Removing the Fear of Man

And do not fear those who kill the body but cannot kill the soul. Rather fear him who can destroy both soul and body in hell.
— Matthew 10:26

A couple of years ago Matt Bennett introduced me to a book that I had never heard of before, even though it had profoundly shaped church history and even western civilization. This old book had unleashed revival leaders like George Whitefield and John Wesley. If it weren’t for this little volume written by a German professor of divinity, one could legitimately wonder if the 18th century revivals in Europe and America would have happened to the extent that they did, if at all. 

What sort of book was it that could inspire such a bold generation of Christian leaders? The learned scholar did not pen a sophisticated tome or introduce an ingenious theological thesis. In fact, the author apologized at length in his introduction for writing such a simple book. Simple it may have been, but more importantly, it was mighty.  The book’s simple subject was the fear of man. 

It was said of Professor Augustus Hermann Franke’s Nicodemus; OR, A Treatise Against the Fear of Man: “Franke’s short work on the Fear of Man  inspired many to break free from social pressure to become all that Christ expected of them. … Many key leaders referenced this short book as notable in helping them overcome the fear of man.” 

The fear of man is like a dam that holds back our full obedience to God and our unashamed proclamation of God’s word, and therefore fear of man blocks the flow of God’s Spirit in the world. God used Franke’s words to release the barrier of fear of man in the hearts of Whitefield, Wesley, and many others. These brave souls instead placed the fear of God in their minds, led holy lives, and preached the gospel with thunderous conviction. 

Franke’s Fear of Man merely reiterated Jesus’ message to His apprentice preachers. In Matthew 10, when we observe the Teacher preparing His disciples to spread the gospel, the Lord expounds more on the opposition they would face than the actual content of their message. The Savior counseled them to “beware of men” (Matthew 10:17) because people would hate them, slander them, physically harm them, and even kill some of them (Matthew 10:16-25). The messengers of the greatest news in the world would be seen as the scum of the earth (1 Corinthians 4:13). 

Jesus knew that He must instill in the apostles, and all subsequent disciples, resilience against all opposition.  Three times he reminded them not to be afraid (Matthew 10:26, 28, 31). One of the greatest obstacles to the spread of Jesus’ message was that the disciples would succumb to the threats, mocking, scorn, shame, and persecution of their enemies.

In order to see the national revival we seek, let’s pray that the Spirit of God would burn away social concern from our minds and set the church in America ablaze to live and speak wholly for Christ. 

Lord Jesus, take away our concern for what others think, say, or do to us because of Your name.
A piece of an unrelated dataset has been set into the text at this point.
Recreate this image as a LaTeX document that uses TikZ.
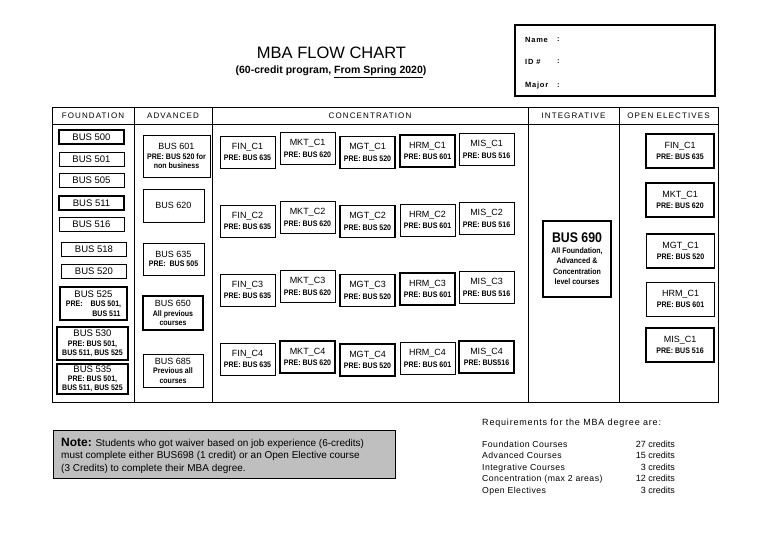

They are not our judge. They are not the one who has given his life as a ransom for ours. We owe them nothing but to tell them the truth in love. You, on the other hand, are the One before whom we must give an account. You are the One who has purchased our freedom by Your own blood. You are the One whom we love with all of our heart, soul, mind, and strength. In this one life You have given us, give us also the strength in our generation to live completely for You for all the world to see.